Chicago's Gun Violence

Floor Speech

Date: May 8, 2014
Location: Washington, DC

Ms. KELLY of Illinois. Mr. Speaker, April was a particularly violent month in the city of Chicago. Thirty-two people were shot and killed in the city, 19 of them under the age of 25.

You have heard me talk before about the epidemic of gun violence, about how urban violence in cities like Chicago is robbing us of a generation. But nothing illustrates how our gun violence permeates everyday life in Chicago more than the stories of the deaths of those 19 young people.

They, like scores of teens and young adults across the city, were stalked by gun violence. It followed them home from school, creeping up on their porches or tapping on their car windows; and, in an instant, an everyday activity became an unspeakable tragedy.

Jordan Harris, 24, was shot during a house party.

Michael Flournoy, 17, was shot in front of a neighborhood church.

Adrian Soto, 17, shot on a sidewalk.

Gakirah Barnes, 17, shot in the street.

Andres Cervantes, 22, shot while sitting in a car.

Joshua Martinez, 20, shot on a front porch.

Keno Glass, 16, shot in a drive-by shooting while on spring break.

Trevolus Pickett, 20, shot in a gangway.

Nicholas Ramirez, 19, chased and shot while he was driving.

Anthony Bankhead, 18, and Jordan Means, 16, shot in an apartment during an argument.

Timmy Bermudez, 19, shot while driving in an ambush on Easter Sunday.

Quinton Jackson, 22, shot in a building hallway.

Darius Kelly, 22, shot in a drive-by.

Demario Collins, 19, shot while sitting in a car.

Martavarian Emery, 21, shot from outside while standing in a kitchen.

Jaquez Williams, 17, shot on a sidewalk.

Cindy Bahena, 21, shot while riding in the backseat of a car.
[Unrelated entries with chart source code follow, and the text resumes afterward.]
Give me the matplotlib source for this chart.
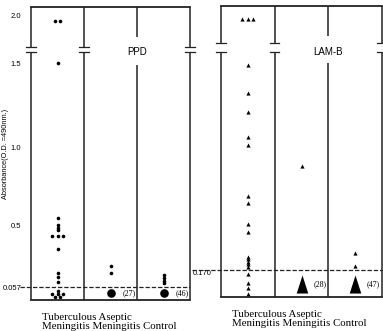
import numpy as np
import matplotlib
matplotlib.use("Agg")
import matplotlib.pyplot as plt
from matplotlib.path import Path

# values (absorbance, O.D. 490 nm)
groups = ["Tuberculous", "Aseptic", "Control"]

ppd_tb = [1.93, 1.93, 1.5, 0.55, 0.506, 0.485, 0.471, 0.427, 0.427, 0.427,
          0.333, 0.159, 0.13, 0.093, 0.038, 0.027, 0.027, 0.027, 0.012, 0.012]
ppd_aseptic = [0.21, 0.159]
ppd_control = [0.144, 0.122, 0.1, 0.086]
ppd_cutoff = 0.057
ppd_neg_counts = [27, 46]
ppd_neg_level = 0.03

lam_tb = [1.95, 1.95, 1.95, 1.49, 1.32, 1.21, 1.06, 1.01, 0.69, 0.646, 0.513,
          0.455, 0.268, 0.253, 0.23, 0.215, 0.192, 0.145, 0.088, 0.057, 0.019]
lam_aseptic = [0.88]
lam_control = [0.298, 0.2]
lam_cutoff = 0.170
lam_neg_counts = [28, 47]
lam_neg_level = 0.079

W, H = 383, 331
fig = plt.figure(figsize=(W / 100, H / 100), dpi=100)

SANS = "Liberation Sans"
SERIF = "Liberation Serif"

# narrow upright triangle for the pooled negatives
big_tri = Path([(-0.32, -0.5), (0.32, -0.5), (0, 0.5), (-0.32, -0.5)],
               [Path.MOVETO, Path.LINETO, Path.LINETO, Path.CLOSEPOLY])


def piecewise_scale(ax, kv, kp):
    kv = np.array(kv, float)
    kp = np.array(kp, float)
    fwd = lambda v: np.interp(v, kv, kp)
    inv = lambda p: np.interp(p, kp, kv)
    ax.set_yscale("function", functions=(fwd, inv))


def vline(ax, x, top, gap, marks=True):
    kw = dict(color="#222222", lw=1.1, clip_on=False, solid_capstyle="butt")
    ax.plot([x, x], [0, gap[0]], **kw)
    ax.plot([x, x], [gap[1], top], **kw)
    if marks:
        for g in gap:
            ax.plot([x - 0.09, x + 0.09], [g, g], color="#222222", lw=0.9,
                    clip_on=False)


def spread(vals):
    xs, ys = [], []
    for v in sorted(set(vals), reverse=True):
        n = vals.count(v)
        for k in range(n):
            xs.append((k - (n - 1) / 2) * 0.1)
            ys.append(v)
    return np.array(xs), np.array(ys)


def panel(rect, kv, kp, top, series, marker, ms, cutoff, cut_x0, counts,
          neg_level, big_marker, big_ms, gap, label_gap, title):
    ax = fig.add_axes(rect)
    piecewise_scale(ax, kv, kp)
    ax.set_xlim(-0.5, 2.5)
    ax.set_ylim(0, top)
    for s in ["left", "right"]:
        ax.spines[s].set_visible(False)
    for s in ["top", "bottom"]:
        ax.spines[s].set_linewidth(1.3)
        ax.spines[s].set_color("#222222")
    ax.set_xticks([])

    for i, vals in enumerate(series):
        dx, ys = spread(vals)
        ax.plot(i + dx, ys, linestyle="none", marker=marker, ms=ms,
                color="black", mec="black", mew=0)

    for i, n in enumerate(counts):
        ax.plot(i + 1, neg_level, linestyle="none", marker=big_marker,
                ms=big_ms, color="black", mew=0)
        ax.text(i + 1.22, neg_level, "(%d)" % n, fontsize=5.8,
                family=SERIF, va="center", ha="left")

    ax.axhline(cutoff, xmin=cut_x0, xmax=1.0, color="#222222", lw=0.9,
               dashes=(3.5, 1.5), clip_on=False)

    vline(ax, -0.5, top, gap)
    vline(ax, 0.5, top, gap)
    vline(ax, 1.5, top, label_gap, marks=False)
    vline(ax, 2.5, top, gap)
    ax.text(1.5, (label_gap[0] + label_gap[1]) / 2 - 0.05, title,
            fontsize=7, family=SANS, ha="center", va="center")

    ax.text(0.07, -0.045, "Tuberculous Aseptic\nMeningitis Meningitis Control",
            transform=ax.transAxes, fontsize=7.8, family=SERIF,
            ha="left", va="top", linespacing=1.0)
    return ax


# left panel (PPD): axes from x=31..190, y=7..300 px
axL = panel([31 / W, (H - 300) / H, 159 / W, 293 / H],
            [0, 0.057, 0.5, 1.0, 1.5, 1.58, 2.1],
            [0, 13, 74, 153, 237, 250, 293], 2.1,
            [ppd_tb, ppd_aseptic, ppd_control], "o", 2.6,
            ppd_cutoff, -0.07, ppd_neg_counts, ppd_neg_level, "o", 6.2,
            (1.568, 1.616), (1.49, 1.74), "PPD")
axL.set_yticks([ppd_cutoff, 0.5, 1.0, 1.5, 2.0])
axL.set_yticklabels(["0.057", "0.5", "1.0", "1.5", "2.0"])
axL.tick_params(axis="y", length=0, pad=7, labelsize=5.5)
for t in axL.get_yticklabels():
    t.set_family(SANS)
axL.set_ylabel("Absorbance(O.D. =490nm.)", fontsize=5.3, family=SANS,
               labelpad=4)
axL.yaxis.set_label_coords(-0.14, 0.5)

# right panel (LAM-B): axes from x=221..382, y=6..297 px
axR = panel([221 / W, (H - 297) / H, 161 / W, 291 / H],
            [0, 0.170, 0.5, 1.0, 1.5, 1.58, 2.1],
            [0, 27, 71, 150, 234, 247, 291], 2.1,
            [lam_tb, lam_aseptic, lam_control], "^", 3.0,
            lam_cutoff, -0.18, lam_neg_counts, lam_neg_level, big_tri, 13,
            (1.568, 1.66), (1.5, 1.74), "LAM-B")
axR.set_yticks([lam_cutoff])
axR.set_yticklabels(["0.170"])
axR.tick_params(axis="y", length=0, pad=7, labelsize=5.5)
for t in axR.get_yticklabels():
    t.set_family(SANS)
    t.set_verticalalignment("top")

fig.savefig("out.png", dpi=100)
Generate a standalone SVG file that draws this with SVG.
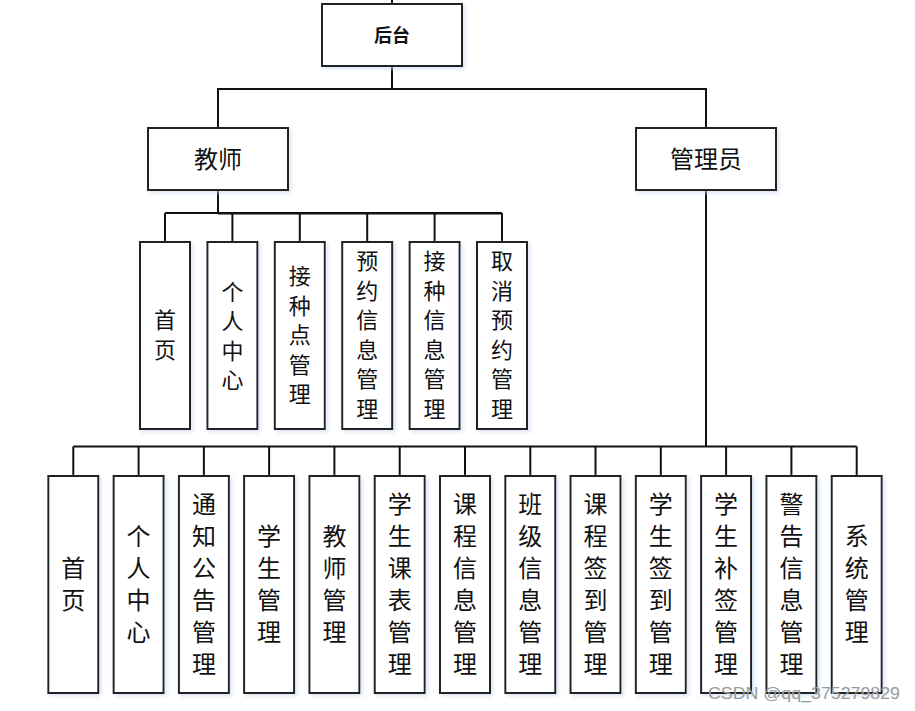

And then there is Endia Martin, a 14-year-old girl who was shot and killed last week by another 14-year-old girl in a dispute over a boy.

Endia, a high school freshman and an honor student, and the 14-year-old suspect, an honor student, friends since elementary school, had been feuding on Facebook. After school last week, the teen suspect confronted Endia with a gun. That gun, a .38 caliber revolver, went from a local gun shop popular with straw purchasers to a man who resold the gun illegally and falsely reported it as stolen. From there, it made its way to a 25-year-old man who gave the gun to his niece, the 14-year-old suspect.

The girl, standing in a crowd of onlookers and instigators, drew the gun from her waistband and pulled the trigger. The gun actually malfunctioned. She handed it to someone in the crowd who fixed it and handed it back to her before she fired again, hitting Endia in the back and another teen in the arm.

This shooting painfully underscores the need for commonsense gun reforms, like cracking down on straw purchasers and better tracking gun sales to curtail illegal trafficking. There were many opportunities along the journey of that .38 caliber revolver to save Endia's life.

The shooting also spotlights the need for better social supports, greater accountability within our families and communities, and increased responsibility for the welfare of our children.

Losing a bright light like Endia is a tragedy, but so is the baby-faced accused killer sitting in juvenile lockup right now, the product of a community of accomplices who encouraged one child to kill another. As a society, we failed both girls. We have failed to provide Endia with a safe community she deserved, and we failed to teach her killer to value her own life, much less anyone else's.

Preventing senseless killings like this requires a combination of legislative initiatives and community action. We in Congress must do our part to stop the bloodshed by passing commonsense gun legislation. We must also do more to support programs on the ground that provide our young people with alternatives to violence. It is a moral imperative we can no longer ignore.

Before I go, I would like to pay tribute to Leonore Draper, a beloved and dedicated gun violence prevention advocate in Chicago who herself was killed last week in a possible drive-by shooting. Leonore was headed home from an antiviolence charity fundraiser she helped organize when she was shot and killed. What a horrible irony.

Leonore devoted her life to ending the violence on Chicago's streets. Her killing rattled the city and her fellow antiviolence advocates who are determined to continue to work to stop the shootings that claimed her and young Endia. Both Leonore and Endia were buried on Monday. Please do not let their deaths be in vain.

To my colleagues, it is past time that we took action.